> **Task prompt**
Set the listing down unchanged, minus every embedded image.

-- START OF Source data --

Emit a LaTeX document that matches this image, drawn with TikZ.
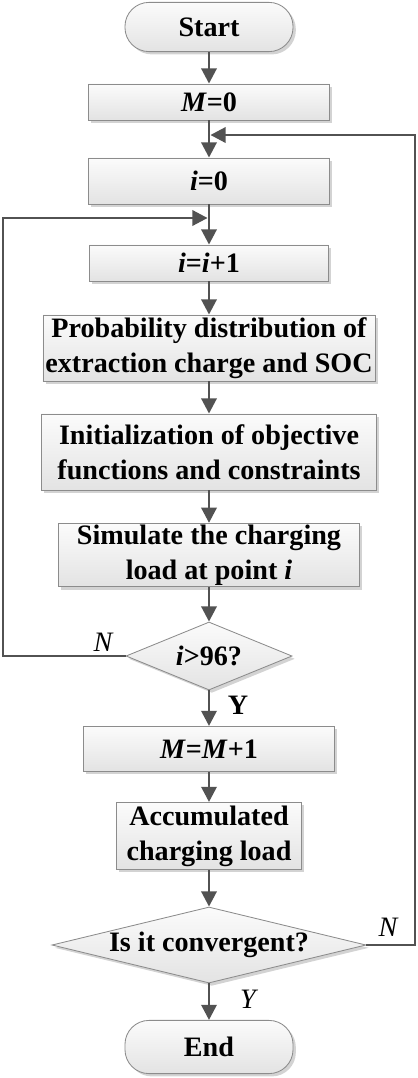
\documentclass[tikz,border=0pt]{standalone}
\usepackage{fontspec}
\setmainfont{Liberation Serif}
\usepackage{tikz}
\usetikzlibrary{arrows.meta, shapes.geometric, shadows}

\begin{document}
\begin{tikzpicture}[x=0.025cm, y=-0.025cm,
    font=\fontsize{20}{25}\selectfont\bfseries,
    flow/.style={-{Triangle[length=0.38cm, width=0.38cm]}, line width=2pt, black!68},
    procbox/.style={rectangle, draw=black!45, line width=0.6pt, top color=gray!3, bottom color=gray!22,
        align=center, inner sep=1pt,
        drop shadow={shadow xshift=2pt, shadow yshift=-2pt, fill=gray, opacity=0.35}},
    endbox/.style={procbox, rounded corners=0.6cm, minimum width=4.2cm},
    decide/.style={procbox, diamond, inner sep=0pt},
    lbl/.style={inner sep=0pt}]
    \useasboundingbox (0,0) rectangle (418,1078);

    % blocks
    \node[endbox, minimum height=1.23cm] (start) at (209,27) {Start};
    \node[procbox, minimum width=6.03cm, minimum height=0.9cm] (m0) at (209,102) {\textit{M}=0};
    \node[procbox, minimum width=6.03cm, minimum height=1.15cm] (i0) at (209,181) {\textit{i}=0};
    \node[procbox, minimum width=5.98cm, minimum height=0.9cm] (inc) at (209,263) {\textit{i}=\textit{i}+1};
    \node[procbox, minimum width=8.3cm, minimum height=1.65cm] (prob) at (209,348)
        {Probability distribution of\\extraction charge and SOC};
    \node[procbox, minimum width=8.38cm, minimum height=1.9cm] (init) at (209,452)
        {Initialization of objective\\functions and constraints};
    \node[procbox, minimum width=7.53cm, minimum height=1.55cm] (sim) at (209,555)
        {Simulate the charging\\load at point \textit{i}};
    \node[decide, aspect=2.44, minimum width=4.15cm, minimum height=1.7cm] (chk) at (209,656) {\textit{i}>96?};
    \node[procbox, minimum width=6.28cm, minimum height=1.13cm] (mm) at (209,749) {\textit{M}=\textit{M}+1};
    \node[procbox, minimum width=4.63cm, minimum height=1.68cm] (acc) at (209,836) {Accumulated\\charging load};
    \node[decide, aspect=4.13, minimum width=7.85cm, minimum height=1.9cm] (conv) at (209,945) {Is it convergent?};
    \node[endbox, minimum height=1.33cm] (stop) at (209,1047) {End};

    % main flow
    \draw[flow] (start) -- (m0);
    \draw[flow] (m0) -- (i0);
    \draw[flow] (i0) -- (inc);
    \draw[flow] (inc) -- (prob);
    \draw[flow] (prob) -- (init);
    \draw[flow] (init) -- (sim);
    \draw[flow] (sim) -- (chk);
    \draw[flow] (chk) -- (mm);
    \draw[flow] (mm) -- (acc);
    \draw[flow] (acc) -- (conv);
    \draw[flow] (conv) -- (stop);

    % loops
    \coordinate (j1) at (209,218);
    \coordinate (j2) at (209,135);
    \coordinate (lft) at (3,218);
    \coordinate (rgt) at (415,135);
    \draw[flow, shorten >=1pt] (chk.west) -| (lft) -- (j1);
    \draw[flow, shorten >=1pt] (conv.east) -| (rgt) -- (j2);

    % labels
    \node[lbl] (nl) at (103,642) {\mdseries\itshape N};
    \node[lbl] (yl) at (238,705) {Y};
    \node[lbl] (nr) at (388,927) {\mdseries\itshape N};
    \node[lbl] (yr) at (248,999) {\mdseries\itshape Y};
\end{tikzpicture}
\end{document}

-- END OF Source data --

> **Exercise answer**
Emit a LaTeX document that matches this image, drawn with TikZ.
\documentclass[tikz,border=0pt]{standalone}
\usepackage{fontspec}
\setmainfont{Liberation Serif}
\usepackage{tikz}
\usetikzlibrary{arrows.meta, shapes.geometric, shadows}

\begin{document}
\begin{tikzpicture}[x=0.025cm, y=-0.025cm,
    font=\fontsize{20}{25}\selectfont\bfseries,
    flow/.style={-{Triangle[length=0.38cm, width=0.38cm]}, line width=2pt, black!68},
    procbox/.style={rectangle, draw=black!45, line width=0.6pt, top color=gray!3, bottom color=gray!22,
        align=center, inner sep=1pt,
        drop shadow={shadow xshift=2pt, shadow yshift=-2pt, fill=gray, opacity=0.35}},
    endbox/.style={procbox, rounded corners=0.6cm, minimum width=4.2cm},
    decide/.style={procbox, diamond, inner sep=0pt},
    lbl/.style={inner sep=0pt}]
    \useasboundingbox (0,0) rectangle (418,1078);

    % blocks
    \node[endbox, minimum height=1.23cm] (start) at (209,27) {Start};
    \node[procbox, minimum width=6.03cm, minimum height=0.9cm] (m0) at (209,102) {\textit{M}=0};
    \node[procbox, minimum width=6.03cm, minimum height=1.15cm] (i0) at (209,181) {\textit{i}=0};
    \node[procbox, minimum width=5.98cm, minimum height=0.9cm] (inc) at (209,263) {\textit{i}=\textit{i}+1};
    \node[procbox, minimum width=8.3cm, minimum height=1.65cm] (prob) at (209,348)
        {Probability distribution of\\extraction charge and SOC};
    \node[procbox, minimum width=8.38cm, minimum height=1.9cm] (init) at (209,452)
        {Initialization of objective\\functions and constraints};
    \node[procbox, minimum width=7.53cm, minimum height=1.55cm] (sim) at (209,555)
        {Simulate the charging\\load at point \textit{i}};
    \node[decide, aspect=2.44, minimum width=4.15cm, minimum height=1.7cm] (chk) at (209,656) {\textit{i}>96?};
    \node[procbox, minimum width=6.28cm, minimum height=1.13cm] (mm) at (209,749) {\textit{M}=\textit{M}+1};
    \node[procbox, minimum width=4.63cm, minimum height=1.68cm] (acc) at (209,836) {Accumulated\\charging load};
    \node[decide, aspect=4.13, minimum width=7.85cm, minimum height=1.9cm] (conv) at (209,945) {Is it convergent?};
    \node[endbox, minimum height=1.33cm] (stop) at (209,1047) {End};

    % main flow
    \draw[flow] (start) -- (m0);
    \draw[flow] (m0) -- (i0);
    \draw[flow] (i0) -- (inc);
    \draw[flow] (inc) -- (prob);
    \draw[flow] (prob) -- (init);
    \draw[flow] (init) -- (sim);
    \draw[flow] (sim) -- (chk);
    \draw[flow] (chk) -- (mm);
    \draw[flow] (mm) -- (acc);
    \draw[flow] (acc) -- (conv);
    \draw[flow] (conv) -- (stop);

    % loops
    \coordinate (j1) at (209,218);
    \coordinate (j2) at (209,135);
    \coordinate (lft) at (3,218);
    \coordinate (rgt) at (415,135);
    \draw[flow, shorten >=1pt] (chk.west) -| (lft) -- (j1);
    \draw[flow, shorten >=1pt] (conv.east) -| (rgt) -- (j2);

    % labels
    \node[lbl] (nl) at (103,642) {\mdseries\itshape N};
    \node[lbl] (yl) at (238,705) {Y};
    \node[lbl] (nr) at (388,927) {\mdseries\itshape N};
    \node[lbl] (yr) at (248,999) {\mdseries\itshape Y};
\end{tikzpicture}
\end{document}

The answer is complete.